Figure scripts
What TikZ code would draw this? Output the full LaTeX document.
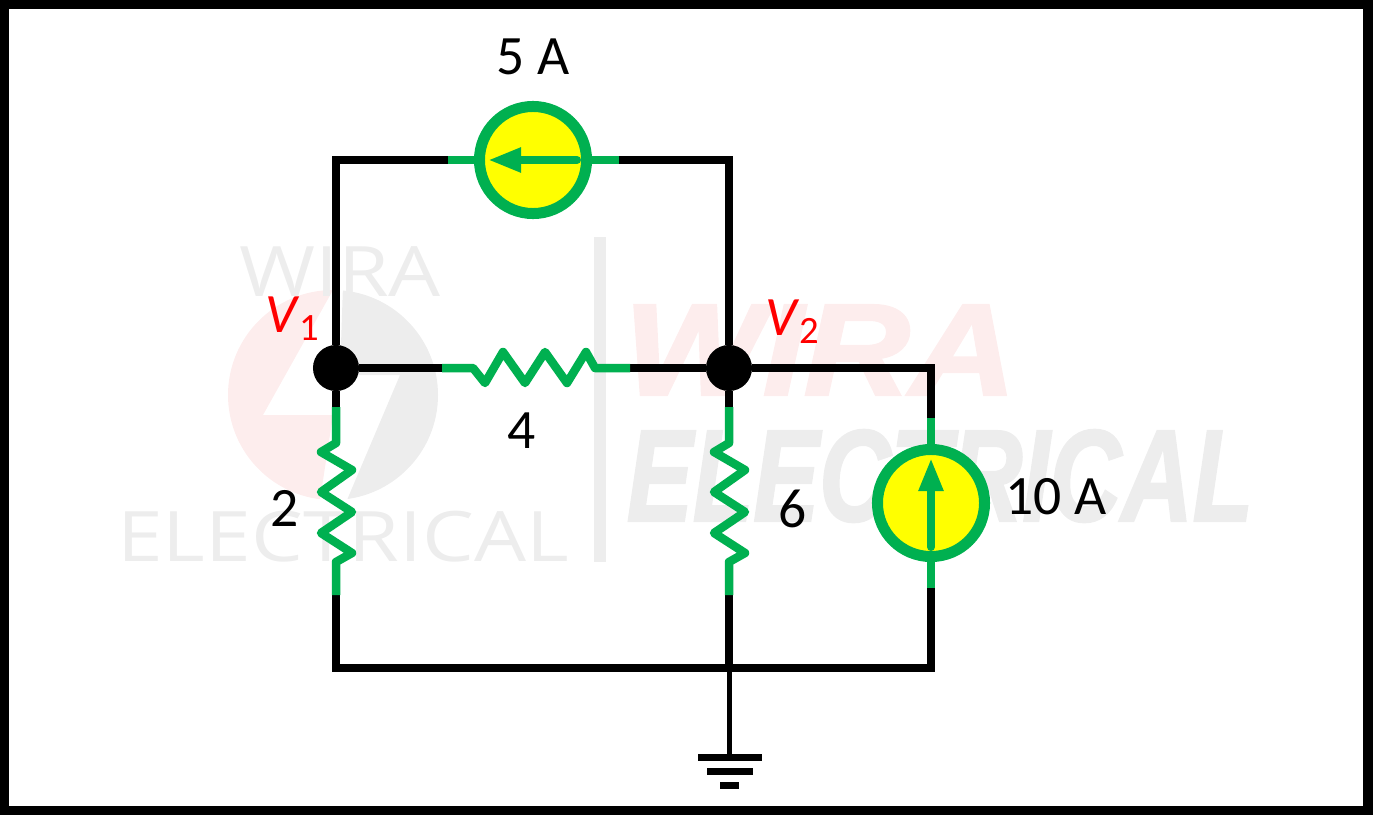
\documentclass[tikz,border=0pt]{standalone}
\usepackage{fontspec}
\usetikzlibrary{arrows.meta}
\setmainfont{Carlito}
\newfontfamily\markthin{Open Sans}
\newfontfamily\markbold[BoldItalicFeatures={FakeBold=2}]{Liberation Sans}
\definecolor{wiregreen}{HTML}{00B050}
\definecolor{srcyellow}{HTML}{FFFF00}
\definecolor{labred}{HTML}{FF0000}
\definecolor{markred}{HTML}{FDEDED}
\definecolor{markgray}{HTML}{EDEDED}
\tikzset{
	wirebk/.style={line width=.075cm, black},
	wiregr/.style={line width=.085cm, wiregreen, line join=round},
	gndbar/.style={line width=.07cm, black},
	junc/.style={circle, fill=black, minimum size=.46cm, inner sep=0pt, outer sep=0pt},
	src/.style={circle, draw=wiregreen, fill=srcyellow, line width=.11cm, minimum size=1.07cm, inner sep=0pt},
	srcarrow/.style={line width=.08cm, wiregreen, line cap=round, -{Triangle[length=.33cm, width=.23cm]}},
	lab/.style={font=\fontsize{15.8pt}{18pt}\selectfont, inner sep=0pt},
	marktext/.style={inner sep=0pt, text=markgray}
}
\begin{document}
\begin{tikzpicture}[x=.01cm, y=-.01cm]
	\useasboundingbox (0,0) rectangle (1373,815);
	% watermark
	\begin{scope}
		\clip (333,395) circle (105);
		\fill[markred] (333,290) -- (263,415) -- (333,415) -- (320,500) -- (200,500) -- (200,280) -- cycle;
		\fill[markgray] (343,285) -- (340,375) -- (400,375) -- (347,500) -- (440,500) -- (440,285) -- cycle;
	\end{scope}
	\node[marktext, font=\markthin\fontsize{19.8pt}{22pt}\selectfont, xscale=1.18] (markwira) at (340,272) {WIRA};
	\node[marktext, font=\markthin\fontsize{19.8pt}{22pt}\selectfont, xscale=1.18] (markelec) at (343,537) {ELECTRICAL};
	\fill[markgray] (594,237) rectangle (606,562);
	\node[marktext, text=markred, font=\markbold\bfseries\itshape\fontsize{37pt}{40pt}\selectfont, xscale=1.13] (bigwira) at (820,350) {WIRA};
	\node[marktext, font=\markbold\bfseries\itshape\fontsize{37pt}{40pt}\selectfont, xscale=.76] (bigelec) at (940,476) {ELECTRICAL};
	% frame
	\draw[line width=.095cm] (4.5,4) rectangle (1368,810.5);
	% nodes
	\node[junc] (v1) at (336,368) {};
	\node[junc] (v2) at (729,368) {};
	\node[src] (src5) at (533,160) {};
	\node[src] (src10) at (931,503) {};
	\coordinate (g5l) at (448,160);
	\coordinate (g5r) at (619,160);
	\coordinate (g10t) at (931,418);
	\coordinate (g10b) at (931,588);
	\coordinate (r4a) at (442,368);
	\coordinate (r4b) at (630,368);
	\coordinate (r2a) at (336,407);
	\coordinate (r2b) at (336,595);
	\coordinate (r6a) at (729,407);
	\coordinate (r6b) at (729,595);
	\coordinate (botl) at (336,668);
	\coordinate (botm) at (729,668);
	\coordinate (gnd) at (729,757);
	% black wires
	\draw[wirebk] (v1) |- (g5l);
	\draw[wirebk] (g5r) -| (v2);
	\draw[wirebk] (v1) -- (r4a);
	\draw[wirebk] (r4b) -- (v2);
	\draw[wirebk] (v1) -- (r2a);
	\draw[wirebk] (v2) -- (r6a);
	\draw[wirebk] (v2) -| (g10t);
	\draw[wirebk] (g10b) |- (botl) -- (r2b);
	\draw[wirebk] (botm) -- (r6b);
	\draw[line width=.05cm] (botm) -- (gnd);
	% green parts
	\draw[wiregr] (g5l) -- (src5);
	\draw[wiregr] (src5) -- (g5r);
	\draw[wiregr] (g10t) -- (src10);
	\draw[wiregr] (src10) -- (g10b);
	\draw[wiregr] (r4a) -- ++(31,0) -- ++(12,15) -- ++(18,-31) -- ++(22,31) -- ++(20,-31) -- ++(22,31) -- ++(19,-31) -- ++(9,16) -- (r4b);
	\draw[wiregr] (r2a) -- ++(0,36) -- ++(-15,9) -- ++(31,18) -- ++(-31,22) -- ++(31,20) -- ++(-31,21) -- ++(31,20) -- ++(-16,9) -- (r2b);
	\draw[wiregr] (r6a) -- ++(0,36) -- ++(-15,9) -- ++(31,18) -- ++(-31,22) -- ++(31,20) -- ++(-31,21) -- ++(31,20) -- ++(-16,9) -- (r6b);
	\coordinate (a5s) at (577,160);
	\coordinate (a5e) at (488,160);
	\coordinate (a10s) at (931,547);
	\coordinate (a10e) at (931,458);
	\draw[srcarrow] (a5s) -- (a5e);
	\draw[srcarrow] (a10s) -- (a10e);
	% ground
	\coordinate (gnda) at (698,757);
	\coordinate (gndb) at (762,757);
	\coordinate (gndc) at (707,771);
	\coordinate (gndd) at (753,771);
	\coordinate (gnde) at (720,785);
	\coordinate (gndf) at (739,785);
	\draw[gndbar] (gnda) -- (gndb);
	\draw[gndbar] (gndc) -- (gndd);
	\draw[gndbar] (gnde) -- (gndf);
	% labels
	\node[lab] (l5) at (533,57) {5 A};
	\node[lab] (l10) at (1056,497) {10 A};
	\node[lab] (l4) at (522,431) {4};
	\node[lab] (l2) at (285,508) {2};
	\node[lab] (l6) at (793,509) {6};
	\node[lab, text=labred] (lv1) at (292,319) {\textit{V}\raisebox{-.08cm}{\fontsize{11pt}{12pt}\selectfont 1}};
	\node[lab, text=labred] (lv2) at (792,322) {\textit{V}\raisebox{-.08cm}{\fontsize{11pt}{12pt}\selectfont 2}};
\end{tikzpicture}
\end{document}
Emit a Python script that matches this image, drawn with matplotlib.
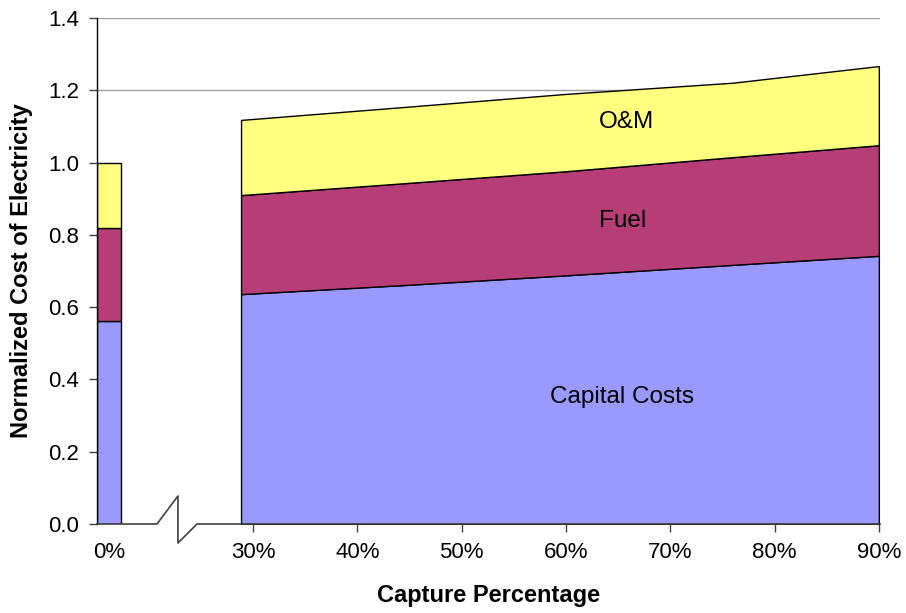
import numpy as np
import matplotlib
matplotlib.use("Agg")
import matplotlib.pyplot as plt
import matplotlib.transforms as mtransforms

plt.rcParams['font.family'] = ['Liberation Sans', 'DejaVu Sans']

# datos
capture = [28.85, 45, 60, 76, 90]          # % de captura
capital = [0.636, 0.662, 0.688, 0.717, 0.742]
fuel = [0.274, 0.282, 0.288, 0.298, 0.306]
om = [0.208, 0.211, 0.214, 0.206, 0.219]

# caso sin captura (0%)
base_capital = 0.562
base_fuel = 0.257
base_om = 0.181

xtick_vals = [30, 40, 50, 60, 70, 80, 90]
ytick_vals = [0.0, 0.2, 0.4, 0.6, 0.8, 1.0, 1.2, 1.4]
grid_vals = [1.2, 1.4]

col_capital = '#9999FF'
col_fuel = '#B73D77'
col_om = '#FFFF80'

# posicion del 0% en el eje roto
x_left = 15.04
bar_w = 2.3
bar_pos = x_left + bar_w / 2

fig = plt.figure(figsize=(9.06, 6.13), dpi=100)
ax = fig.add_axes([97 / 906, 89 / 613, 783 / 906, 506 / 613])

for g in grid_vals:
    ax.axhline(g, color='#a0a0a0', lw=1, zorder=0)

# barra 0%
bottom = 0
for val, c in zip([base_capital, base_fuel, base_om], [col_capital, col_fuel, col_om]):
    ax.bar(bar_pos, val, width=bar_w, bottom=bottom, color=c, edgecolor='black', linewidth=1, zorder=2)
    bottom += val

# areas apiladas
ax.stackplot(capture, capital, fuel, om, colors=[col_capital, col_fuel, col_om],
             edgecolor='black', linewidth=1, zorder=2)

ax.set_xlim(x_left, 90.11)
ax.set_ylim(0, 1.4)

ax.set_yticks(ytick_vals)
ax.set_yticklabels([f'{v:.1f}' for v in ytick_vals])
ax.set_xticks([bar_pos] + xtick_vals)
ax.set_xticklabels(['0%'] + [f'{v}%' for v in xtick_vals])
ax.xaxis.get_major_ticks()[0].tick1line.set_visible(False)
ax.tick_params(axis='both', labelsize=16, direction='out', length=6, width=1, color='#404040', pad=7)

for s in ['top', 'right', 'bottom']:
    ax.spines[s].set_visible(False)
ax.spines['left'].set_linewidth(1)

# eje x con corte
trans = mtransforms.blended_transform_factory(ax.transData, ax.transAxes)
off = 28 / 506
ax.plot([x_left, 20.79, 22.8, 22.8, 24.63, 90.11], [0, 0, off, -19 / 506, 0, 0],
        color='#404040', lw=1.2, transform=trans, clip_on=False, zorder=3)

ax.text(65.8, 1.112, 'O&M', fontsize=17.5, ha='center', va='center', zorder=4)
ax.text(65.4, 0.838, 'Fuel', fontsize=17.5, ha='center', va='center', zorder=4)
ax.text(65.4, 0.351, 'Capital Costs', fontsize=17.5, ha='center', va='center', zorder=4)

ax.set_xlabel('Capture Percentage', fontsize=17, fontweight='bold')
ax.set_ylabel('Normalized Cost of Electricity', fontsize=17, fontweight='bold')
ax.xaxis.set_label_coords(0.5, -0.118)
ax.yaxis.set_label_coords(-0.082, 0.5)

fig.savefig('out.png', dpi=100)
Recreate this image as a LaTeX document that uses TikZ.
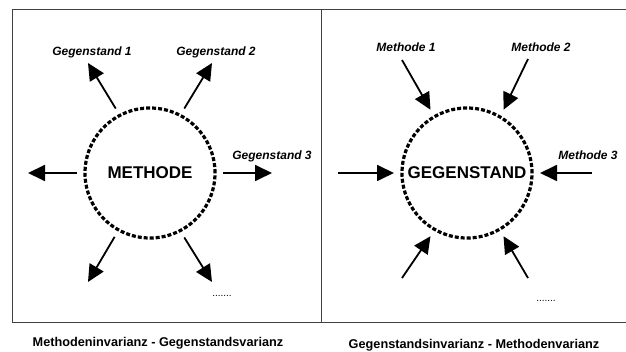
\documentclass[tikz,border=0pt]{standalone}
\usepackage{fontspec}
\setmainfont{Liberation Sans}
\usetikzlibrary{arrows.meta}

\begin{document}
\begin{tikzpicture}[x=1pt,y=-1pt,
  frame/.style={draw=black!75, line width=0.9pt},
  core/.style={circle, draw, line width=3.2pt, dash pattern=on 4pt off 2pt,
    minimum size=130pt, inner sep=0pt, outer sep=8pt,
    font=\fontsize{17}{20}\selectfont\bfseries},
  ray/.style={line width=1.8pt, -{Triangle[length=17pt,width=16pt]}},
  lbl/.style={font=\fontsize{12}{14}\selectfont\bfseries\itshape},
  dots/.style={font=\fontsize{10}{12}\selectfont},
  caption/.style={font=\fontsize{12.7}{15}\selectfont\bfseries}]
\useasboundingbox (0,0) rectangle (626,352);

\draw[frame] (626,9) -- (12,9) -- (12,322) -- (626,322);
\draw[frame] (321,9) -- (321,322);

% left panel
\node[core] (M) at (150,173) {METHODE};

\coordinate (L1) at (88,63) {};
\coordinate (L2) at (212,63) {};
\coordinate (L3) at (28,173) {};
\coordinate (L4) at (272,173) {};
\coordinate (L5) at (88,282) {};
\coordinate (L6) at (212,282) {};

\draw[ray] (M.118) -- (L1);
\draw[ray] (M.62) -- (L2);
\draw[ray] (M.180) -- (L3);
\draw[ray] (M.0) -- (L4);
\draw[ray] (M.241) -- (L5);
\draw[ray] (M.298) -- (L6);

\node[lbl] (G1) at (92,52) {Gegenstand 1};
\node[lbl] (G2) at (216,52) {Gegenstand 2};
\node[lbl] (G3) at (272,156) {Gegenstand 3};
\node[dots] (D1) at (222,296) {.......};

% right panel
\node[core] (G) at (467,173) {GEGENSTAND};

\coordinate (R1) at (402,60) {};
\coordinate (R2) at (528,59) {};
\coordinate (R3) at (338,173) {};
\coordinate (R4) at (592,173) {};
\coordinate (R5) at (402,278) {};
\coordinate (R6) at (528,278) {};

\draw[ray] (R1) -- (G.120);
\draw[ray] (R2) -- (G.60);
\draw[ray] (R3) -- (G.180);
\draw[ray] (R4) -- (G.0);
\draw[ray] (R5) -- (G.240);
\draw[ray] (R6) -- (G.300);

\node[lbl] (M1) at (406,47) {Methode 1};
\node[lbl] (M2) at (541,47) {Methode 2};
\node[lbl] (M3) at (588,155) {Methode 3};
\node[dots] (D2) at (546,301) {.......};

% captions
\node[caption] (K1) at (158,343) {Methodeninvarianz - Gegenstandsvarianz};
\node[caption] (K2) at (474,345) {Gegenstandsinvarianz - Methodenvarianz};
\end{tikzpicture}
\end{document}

### Directions for this task:
Print everything from the line with "Recreate this image" down to the line with "(M.298) -- (L6);" in the entries above, both lines included and nothing more, without the pictures.

### The output:
Recreate this image as a LaTeX document that uses TikZ.
\documentclass[tikz,border=0pt]{standalone}
\usepackage{fontspec}
\setmainfont{Liberation Sans}
\usetikzlibrary{arrows.meta}

\begin{document}
\begin{tikzpicture}[x=1pt,y=-1pt,
  frame/.style={draw=black!75, line width=0.9pt},
  core/.style={circle, draw, line width=3.2pt, dash pattern=on 4pt off 2pt,
    minimum size=130pt, inner sep=0pt, outer sep=8pt,
    font=\fontsize{17}{20}\selectfont\bfseries},
  ray/.style={line width=1.8pt, -{Triangle[length=17pt,width=16pt]}},
  lbl/.style={font=\fontsize{12}{14}\selectfont\bfseries\itshape},
  dots/.style={font=\fontsize{10}{12}\selectfont},
  caption/.style={font=\fontsize{12.7}{15}\selectfont\bfseries}]
\useasboundingbox (0,0) rectangle (626,352);

\draw[frame] (626,9) -- (12,9) -- (12,322) -- (626,322);
\draw[frame] (321,9) -- (321,322);

% left panel
\node[core] (M) at (150,173) {METHODE};

\coordinate (L1) at (88,63) {};
\coordinate (L2) at (212,63) {};
\coordinate (L3) at (28,173) {};
\coordinate (L4) at (272,173) {};
\coordinate (L5) at (88,282) {};
\coordinate (L6) at (212,282) {};

\draw[ray] (M.118) -- (L1);
\draw[ray] (M.62) -- (L2);
\draw[ray] (M.180) -- (L3);
\draw[ray] (M.0) -- (L4);
\draw[ray] (M.241) -- (L5);
\draw[ray] (M.298) -- (L6);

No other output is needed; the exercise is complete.